In the southern highlands, on small, steep, mountainous farms, a resilient and often underestimated coffee origin thrives: Mexico. 

How it started, how it's going.
Coffee arrived in Mexico in the late 1700s, initially cultivated on European-owned estates using indigenous labour. Land reforms in the early 20th century began to dismantle this structure. By the 1970s, the Mexican government recognised coffee’s potential to drive rural development and played an active role in promoting production and exports. Coffee became the country’s top agricultural export by the 1980s, peaking at over 400,000 tonnes in the early 1990’s.
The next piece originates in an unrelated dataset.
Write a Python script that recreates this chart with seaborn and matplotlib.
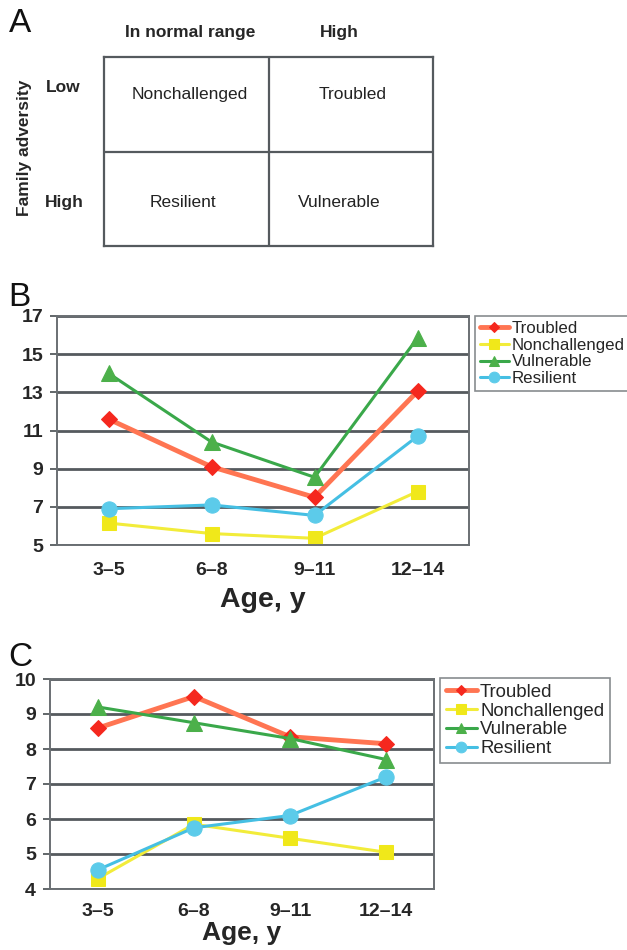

Since then many producer cooperatives have emerged, often working in collaboration with international stakeholders. These groups support marginalised growers, invest in local infrastructure, provide training in best practice and often promote organic production, which now accounts for 8% of Mexico’s output, making it one of the world’s largest exporters of certified organic coffee.
Today, coffee is grown in 16 Mexican states, by over half a million producers, 95% cultivating less than three hectares.

Mexican coffee is almost entirely Arabica, with Robusta accounting for only 3–4%. Processing is dominated by washed methods (90%), with some honey and natural processing.
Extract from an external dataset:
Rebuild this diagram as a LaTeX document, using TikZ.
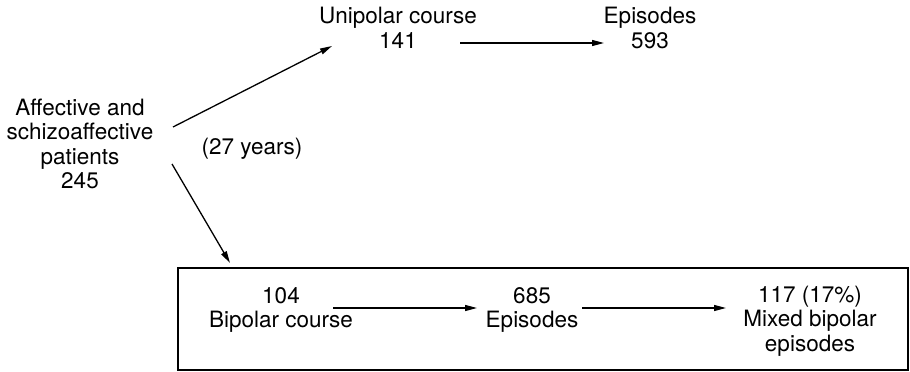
\documentclass[tikz,border=0pt]{standalone}
\usepackage{fontspec}
\setmainfont{TeX Gyre Heros}
\usetikzlibrary{arrows.meta}
\begin{document}
\begin{tikzpicture}[x=1pt,y=-1pt,
  lbl/.style={align=center,inner sep=0pt,font=\fontsize{22.5}{24.5}\selectfont},
  conn/.style={line width=1.3pt,-{Triangle[length=12pt,width=6pt]}},
  frame/.style={draw,line width=2.5pt,inner sep=0pt}]
\useasboundingbox (0,0) rectangle (910,372);
% nodes
\node[lbl] (aff) at (80,144) {Affective and\\schizoaffective\\patients\\245};
\node[lbl] (uni) at (398,28) {Unipolar course\\141};
\node[lbl] (epiA) at (650,28) {Episodes\\593};
\node[lbl] (yrs) at (252,149) {(27 years)};
\node[frame,minimum width=730pt,minimum height=102pt] (box) at (543,319) {};
\node[lbl] (bip) at (281,310) {104\\Bipolar course};
\node[lbl] (epiB) at (532,310) {685\\Episodes};
\node[lbl] (mix) at (810,321) {117 (17\%)\\Mixed bipolar\\episodes};
% connector end points
\coordinate (affUp) at (173,127);
\coordinate (uniIn) at (332,46);
\coordinate (uniOut) at (460,43);
\coordinate (epiAIn) at (604,43);
\coordinate (affDown) at (172,164);
\coordinate (boxIn) at (230,263);
\coordinate (bipOut) at (333,308);
\coordinate (epiBIn) at (477,308);
\coordinate (epiBOut) at (582,308);
\coordinate (mixIn) at (726,308);
% connectors
\draw[conn] (affUp) -- (uniIn);
\draw[conn] (uniOut) -- (epiAIn);
\draw[conn] (affDown) -- (boxIn);
\draw[conn] (bipOut) -- (epiBIn);
\draw[conn] (epiBOut) -- (mixIn);
\end{tikzpicture}
\end{document}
Common Varietals: Typica, Bourbon, Caturra, Mundo Novo, Maragogype, Catimor, Catuai, Garnica, and Marsellesa.


Coffee Growing Regions

Veracruz
Historically the first region to cultivate coffee in Mexico. Grown at 1,100–1,600 masl, it is the most technologically advanced region, with improved spacing, disease resistance, and controlled sowing.

Chiapas
Mexico’s largest coffee-producing state, contributing 40% of national output. Farms sit at 1,300–1,700 masl. 

Oaxaca
Positioned between Veracruz and Chiapas, with farms ranging from 900 to 1,650 masl. Here, traditional methods dominate, and many farms remain unchanged since the 1940s. 
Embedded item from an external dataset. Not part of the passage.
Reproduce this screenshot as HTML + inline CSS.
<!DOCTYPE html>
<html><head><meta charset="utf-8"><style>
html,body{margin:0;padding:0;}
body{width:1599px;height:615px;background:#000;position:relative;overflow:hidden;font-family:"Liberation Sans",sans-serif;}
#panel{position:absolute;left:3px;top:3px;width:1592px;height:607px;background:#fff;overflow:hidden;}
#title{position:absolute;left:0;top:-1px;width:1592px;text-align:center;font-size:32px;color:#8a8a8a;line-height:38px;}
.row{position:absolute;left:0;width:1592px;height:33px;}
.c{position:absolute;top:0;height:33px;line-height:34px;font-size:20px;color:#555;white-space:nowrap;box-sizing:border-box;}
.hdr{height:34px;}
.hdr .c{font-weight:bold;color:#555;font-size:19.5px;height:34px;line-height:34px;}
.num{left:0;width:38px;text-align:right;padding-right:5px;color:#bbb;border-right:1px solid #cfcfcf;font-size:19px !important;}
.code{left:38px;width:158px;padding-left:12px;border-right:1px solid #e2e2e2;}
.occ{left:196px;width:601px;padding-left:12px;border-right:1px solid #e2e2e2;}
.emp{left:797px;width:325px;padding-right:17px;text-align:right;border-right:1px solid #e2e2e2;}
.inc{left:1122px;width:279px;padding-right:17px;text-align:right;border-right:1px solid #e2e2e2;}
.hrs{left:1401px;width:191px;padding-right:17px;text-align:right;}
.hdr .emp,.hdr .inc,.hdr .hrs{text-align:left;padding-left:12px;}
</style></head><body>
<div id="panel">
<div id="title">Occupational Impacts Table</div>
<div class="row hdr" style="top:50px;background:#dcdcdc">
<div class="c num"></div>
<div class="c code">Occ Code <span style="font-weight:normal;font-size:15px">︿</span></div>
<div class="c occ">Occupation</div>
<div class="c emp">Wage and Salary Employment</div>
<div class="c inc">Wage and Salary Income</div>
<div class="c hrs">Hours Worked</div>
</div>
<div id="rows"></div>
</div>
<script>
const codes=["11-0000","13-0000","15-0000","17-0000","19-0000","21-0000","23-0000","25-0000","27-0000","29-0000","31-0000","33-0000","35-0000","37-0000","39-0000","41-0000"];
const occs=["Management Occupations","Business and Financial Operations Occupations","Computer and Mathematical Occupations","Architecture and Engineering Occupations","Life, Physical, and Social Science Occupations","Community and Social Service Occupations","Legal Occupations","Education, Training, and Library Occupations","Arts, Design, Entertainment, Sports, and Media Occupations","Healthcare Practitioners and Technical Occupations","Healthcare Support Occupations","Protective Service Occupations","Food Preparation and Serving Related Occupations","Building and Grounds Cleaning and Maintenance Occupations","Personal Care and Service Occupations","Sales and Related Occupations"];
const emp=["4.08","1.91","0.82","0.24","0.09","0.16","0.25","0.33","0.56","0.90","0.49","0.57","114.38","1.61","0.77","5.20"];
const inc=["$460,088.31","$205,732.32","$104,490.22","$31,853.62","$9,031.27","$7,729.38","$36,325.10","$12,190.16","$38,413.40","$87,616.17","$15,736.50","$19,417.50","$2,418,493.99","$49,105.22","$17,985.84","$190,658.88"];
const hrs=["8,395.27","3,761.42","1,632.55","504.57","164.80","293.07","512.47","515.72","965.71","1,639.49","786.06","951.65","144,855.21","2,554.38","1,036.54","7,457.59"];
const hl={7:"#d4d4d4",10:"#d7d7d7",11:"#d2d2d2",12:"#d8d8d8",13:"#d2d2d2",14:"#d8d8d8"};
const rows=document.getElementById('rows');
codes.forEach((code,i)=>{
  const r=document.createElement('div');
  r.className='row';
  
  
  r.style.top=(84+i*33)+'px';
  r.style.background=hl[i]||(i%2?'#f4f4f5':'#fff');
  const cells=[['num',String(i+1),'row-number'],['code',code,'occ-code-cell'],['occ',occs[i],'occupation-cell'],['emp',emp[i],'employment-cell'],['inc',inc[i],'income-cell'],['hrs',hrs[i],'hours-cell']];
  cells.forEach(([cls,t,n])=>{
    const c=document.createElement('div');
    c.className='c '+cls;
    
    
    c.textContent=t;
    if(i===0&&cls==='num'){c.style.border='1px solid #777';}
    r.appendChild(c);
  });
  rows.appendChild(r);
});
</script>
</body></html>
Mexico presents a complex and varied coffee landscape. From high-tech farms in Veracruz to heritage cultivation in Oaxaca, and the high-output heartland of Chiapas, the country blends modernity and tradition. Its coffees range from delicate floral Geshas to rich, chocolatey Typica, all shaped by the land and its people. It remains one of the most under-recognised origins on the global coffee map.